A Francisco Brines nos lo acaban de cervantizar, o sea, que le han dado el premio Cervantes. Francisco Brines es compacto y pequeño. Pesa exactamente 937 gramos en la estantería de mi biblioteca. Dicen que vive en la isla de Robinson Crusoe, que está en Valencia. Más exactamente en Elca, una finca con luz de naranjos desde la que se ve el Mediterráneo, el más culturalista de los mares. Pero no es verdad. O no es verdad del todo. Desde 1997 —cuando la editorial Tusquets publica su poesía completa en un volumen de 937 gramos—, Francisco Brines reside en el séptimo anaquel de mi biblioteca. Tiene por vecinos a Fernando Pessoa y a una antología del cuento norteamericano.

Antes de mudarse a mi casa, Brines vivía muy cerca de la mía. En el mismo edificio, o en el aledaño, en que escribe minuciosamente, barrocamente, otro premio Cervantes: Caballero Bonald. Es posible que mi barriada tenga la mayor concentración de escritores y fruteros por metro cuadrado de todo el país.

Hace mucho tiempo, a Brines solía verlo en el mismo restaurante frugal en el que Antonio Garrido Domínguez —mi lúcido y galaico director de tesis— y yo acudíamos mensualmente a enmarañar el menú académico del día con disertaciones sobre Lejeune, Paul de Man, Genette y otros popes de la halterofilia literaria. Gentes neblinosas a quienes uno debía conocer como si fueran parientes de primer grado.

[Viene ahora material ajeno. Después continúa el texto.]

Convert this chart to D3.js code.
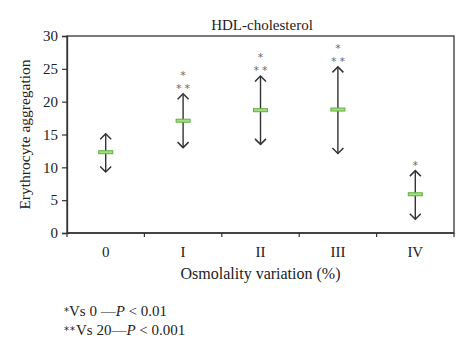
<!DOCTYPE html>
<html><head><meta charset="utf-8">
<script src="https://cdn.jsdelivr.net/npm/d3@7"></script>
<style>body{margin:0;background:#fff}svg{display:block}text{font-family:"Liberation Serif","DejaVu Serif",serif;fill:#222}</style>
</head><body>
<script>
const categories = ["0","I","II","III","IV"];
const means = [12.3, 17.1, 18.7, 18.8, 5.9];
const upper = [15.1, 21.2, 23.9, 25.3, 9.5];
const lower = [9.3, 13.0, 13.5, 12.1, 2.1];
const starsTop = ["", "*", "*", "*", "*"];
const starsSecond = ["", "**", "**", "**", ""];
const yTicks = [0,5,10,15,20,25,30];

const W=474,H=355;
const m={l:67,t:36,r:20,b:122};
const svg=d3.select("body").append("svg").attr("width",W).attr("height",H);
const x=d3.scaleBand().domain(categories).range([m.l,W-m.r]);
const y=d3.scaleLinear().domain([0,30]).range([H-m.b,m.t]);
const g=svg.append("g");
const ink="#333";
const FS=15;

// frame
g.append("rect").attr("x",m.l).attr("y",m.t).attr("width",W-m.r-m.l).attr("height",H-m.b-m.t)
 .attr("fill","none").attr("stroke",ink).attr("stroke-width",1.3);

// y axis
const ya=g.append("g").attr("transform",`translate(${m.l},0)`).call(d3.axisLeft(y).tickValues(yTicks).tickSize(5).tickPadding(4));
ya.select(".domain").attr("stroke",ink).attr("stroke-width",1.3);
ya.selectAll("line").attr("stroke",ink).attr("stroke-width",1.2);
ya.selectAll("text").attr("font-size",FS).attr("fill","#222").style("font-family","Liberation Serif");

// x axis: ticks at band boundaries
const xa=g.append("g").attr("transform",`translate(0,${H-m.b})`);
xa.append("line").attr("x1",m.l).attr("x2",W-m.r).attr("stroke",ink).attr("stroke-width",1.3);
const bounds=categories.map(c=>x(c)).concat([x.range()[1]]);
xa.selectAll("line.t").data(bounds).join("line").attr("class","t")
 .attr("x1",d=>d).attr("x2",d=>d).attr("y1",0).attr("y2",4).attr("stroke",ink).attr("stroke-width",1.2);
xa.selectAll("text").data(categories).join("text")
 .attr("x",d=>x(d)+x.bandwidth()/2).attr("y",24).attr("text-anchor","middle").attr("font-size",FS).text(d=>d);

// error arrows
const cx=i=>x(categories[i])+x.bandwidth()/2;
categories.forEach((c,i)=>{
  const X=cx(i);
  g.append("line").attr("x1",X).attr("x2",X).attr("y1",y(upper[i])).attr("y2",y(lower[i]))
   .attr("stroke",ink).attr("stroke-width",1.4);
  const a=5.5, ah=5.5;
  g.append("path").attr("d",`M${X-a},${y(upper[i])+ah}L${X},${y(upper[i])}L${X+a},${y(upper[i])+ah}`)
   .attr("fill","none").attr("stroke",ink).attr("stroke-width",1.5);
  g.append("path").attr("d",`M${X-a},${y(lower[i])-ah}L${X},${y(lower[i])}L${X+a},${y(lower[i])-ah}`)
   .attr("fill","none").attr("stroke",ink).attr("stroke-width",1.5);
  g.append("rect").attr("x",X-7).attr("y",y(means[i])-1.5).attr("width",14).attr("height",3)
   .attr("fill","#a6de7e").attr("stroke","#5fb043").attr("stroke-width",1);
  const sf=11;
  if(starsSecond[i]) {
    g.append("text").attr("x",X+1.5).attr("y",y(upper[i])-2).attr("text-anchor","middle").attr("font-size",sf)
     .style("font-family","DejaVu Sans").style("fill","#6a6a6a").attr("letter-spacing",3).text(starsSecond[i]);
  }
  if(starsTop[i]) {
    g.append("text").attr("x",X).attr("y",y(upper[i])-(starsSecond[i]?15:2)).attr("text-anchor","middle").attr("font-size",sf)
     .style("font-family","DejaVu Sans").style("fill","#6a6a6a").text(starsTop[i]);
  }
});

// titles
svg.append("text").attr("x",262).attr("y",30).attr("text-anchor","middle").attr("font-size",FS).text("HDL-cholesterol");
svg.append("text").attr("transform",`translate(30,${(m.t+H-m.b)/2}) rotate(-90)`).attr("text-anchor","middle")
 .attr("font-size",FS+0.5).text("Erythrocyte aggregation");
svg.append("text").attr("x",(m.l+W-m.r)/2).attr("y",279).attr("text-anchor","middle").attr("font-size",FS+1).text("Osmolality variation (%)");

// footnotes
const f1=svg.append("text").attr("x",64).attr("y",316).attr("font-size",FS);
f1.append("tspan").attr("font-size",10).style("font-family","DejaVu Sans").attr("dy",-1).text("*");
f1.append("tspan").attr("dy",1).text("Vs 0 \u2014");
f1.append("tspan").attr("font-style","italic").text("P");
f1.append("tspan").text(" < 0.01");
const f2=svg.append("text").attr("x",64).attr("y",335).attr("font-size",FS);
f2.append("tspan").attr("font-size",10).style("font-family","DejaVu Sans").attr("dy",-1).attr("letter-spacing",1).text("**");
f2.append("tspan").attr("dy",1).text("Vs 20\u2014");
f2.append("tspan").attr("font-style","italic").text("P");
f2.append("tspan").text(" < 0.001");
</script>
</body></html>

Brines, con su cara ancha y espesa de ruso valenciano, pasaba por delante de nuestras conversaciones y elegía una mesa de anacoreta al fondo de la sala. Se sentaba, pellizcaba la servilleta, la aireaba, se la anudaba responsablemente al cuello. Durante la media hora siguiente, la única poesía que valía la pena en el mundo eran las lentejas con chorizo que él, después de la digestión, transubstanciaría en versos tan imprescindibles y sencillos como sus naranjos de Elca.

La literatura, como se ve, está muy relacionada con los jugos gástricos. Un ejemplo. Viaje a la Alcarria huele a diccionario y a torreznos. Otro ejemplo. Las obras de Raymond Queneau son la cocina ácrata y juguetona de El Bulli mucho antes de que existiera El Bulli. Un último ejemplo. Los cuentos minimalistas de Carver son la consecuencia de una hamburguesa XL empujada con media botella de whisky misántropo. El escritor yanqui parece que tiene proteínas, aunque no se tarda demasiado en advertir que, en sus libros, abunda, sobre todo, el maíz transgénico de Texas.

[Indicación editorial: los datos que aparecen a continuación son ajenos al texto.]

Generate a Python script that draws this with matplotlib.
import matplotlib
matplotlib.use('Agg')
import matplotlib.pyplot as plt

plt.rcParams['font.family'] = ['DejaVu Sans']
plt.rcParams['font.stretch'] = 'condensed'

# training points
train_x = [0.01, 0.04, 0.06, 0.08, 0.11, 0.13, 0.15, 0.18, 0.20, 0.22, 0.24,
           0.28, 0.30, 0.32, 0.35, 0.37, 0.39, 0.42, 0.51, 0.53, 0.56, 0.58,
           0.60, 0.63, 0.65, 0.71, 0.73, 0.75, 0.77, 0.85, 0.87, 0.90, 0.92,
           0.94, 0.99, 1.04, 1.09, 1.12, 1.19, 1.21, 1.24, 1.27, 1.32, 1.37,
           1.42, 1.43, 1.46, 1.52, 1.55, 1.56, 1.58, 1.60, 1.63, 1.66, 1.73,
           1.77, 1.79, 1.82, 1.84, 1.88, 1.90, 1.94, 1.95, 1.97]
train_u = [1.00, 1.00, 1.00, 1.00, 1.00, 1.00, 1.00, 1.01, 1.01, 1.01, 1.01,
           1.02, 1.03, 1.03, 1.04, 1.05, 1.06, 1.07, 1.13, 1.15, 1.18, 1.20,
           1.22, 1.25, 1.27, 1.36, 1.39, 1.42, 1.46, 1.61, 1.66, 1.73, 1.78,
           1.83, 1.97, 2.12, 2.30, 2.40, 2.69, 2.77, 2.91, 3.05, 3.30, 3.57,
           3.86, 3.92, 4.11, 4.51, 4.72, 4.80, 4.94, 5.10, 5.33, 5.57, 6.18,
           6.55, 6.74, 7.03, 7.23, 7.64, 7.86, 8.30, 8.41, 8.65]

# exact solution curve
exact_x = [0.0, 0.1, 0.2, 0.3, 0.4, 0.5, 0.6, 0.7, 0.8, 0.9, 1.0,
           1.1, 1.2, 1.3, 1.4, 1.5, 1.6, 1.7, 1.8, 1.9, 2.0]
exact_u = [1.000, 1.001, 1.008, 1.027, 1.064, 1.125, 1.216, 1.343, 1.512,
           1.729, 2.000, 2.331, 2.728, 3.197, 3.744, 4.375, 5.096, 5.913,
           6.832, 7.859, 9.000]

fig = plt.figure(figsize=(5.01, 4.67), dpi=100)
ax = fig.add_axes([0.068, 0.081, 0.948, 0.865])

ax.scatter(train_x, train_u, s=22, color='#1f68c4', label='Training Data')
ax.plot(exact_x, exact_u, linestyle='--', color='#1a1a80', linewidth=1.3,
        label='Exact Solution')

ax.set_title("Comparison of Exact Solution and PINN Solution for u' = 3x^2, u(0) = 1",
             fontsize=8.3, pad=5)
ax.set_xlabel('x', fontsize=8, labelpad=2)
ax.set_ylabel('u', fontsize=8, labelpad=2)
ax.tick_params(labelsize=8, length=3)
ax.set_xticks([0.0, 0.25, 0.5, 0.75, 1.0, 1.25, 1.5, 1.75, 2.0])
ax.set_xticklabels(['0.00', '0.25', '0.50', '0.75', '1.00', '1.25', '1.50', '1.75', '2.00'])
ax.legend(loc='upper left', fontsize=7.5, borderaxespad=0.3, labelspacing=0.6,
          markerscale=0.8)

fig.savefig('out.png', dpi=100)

En cambio, la poesía de Brines es sustanciosa como los huesos de espinazo. Y lo es porque te ayuda a vivir mejor. La vida humana se parece mucho a la vida de las hormigas, y no porque Esopo, en su célebre fábula entomológica, nos animara a explotarnos laboralmente a nosotros mismos como esos insectos adictos al trabajo. Se asemejan porque acumulas recuerdos para cuando los necesites, como las hormigas granos de cebada.

Brines, en este sentido, te ayuda a vivir más, a reciclar las sobras sentimentales y a convertirlas en nostalgia. Te educa sin histerias en la melancolía por el paso del tiempo —el tempus fugit de los clásicos— y en la aceptación de la triple e inevitable pérdida de la juventud, el amor pasional y la belleza. En definitiva, te adiestra en todos esos sentimientos tontorrones e imprescindibles para no pasar por este mundo como un pedazo de carne con ojos.

Brines no es, sin embargo, un poeta lloradero. Al revés. Su poesía es el aroma a infancia de los últimos días de verano. Es octubre incluso en abril. La mujer que nos dejó y volvimos a encontrar muchos años después en un verso. La cerradura de casa que se irá cubriendo de polvo. Y, sin embargo, a pesar de tanta ruina y catástrofe, cuánta vida nuestra se salvará en la nada.

Enhorabuena por el premio, exvecino.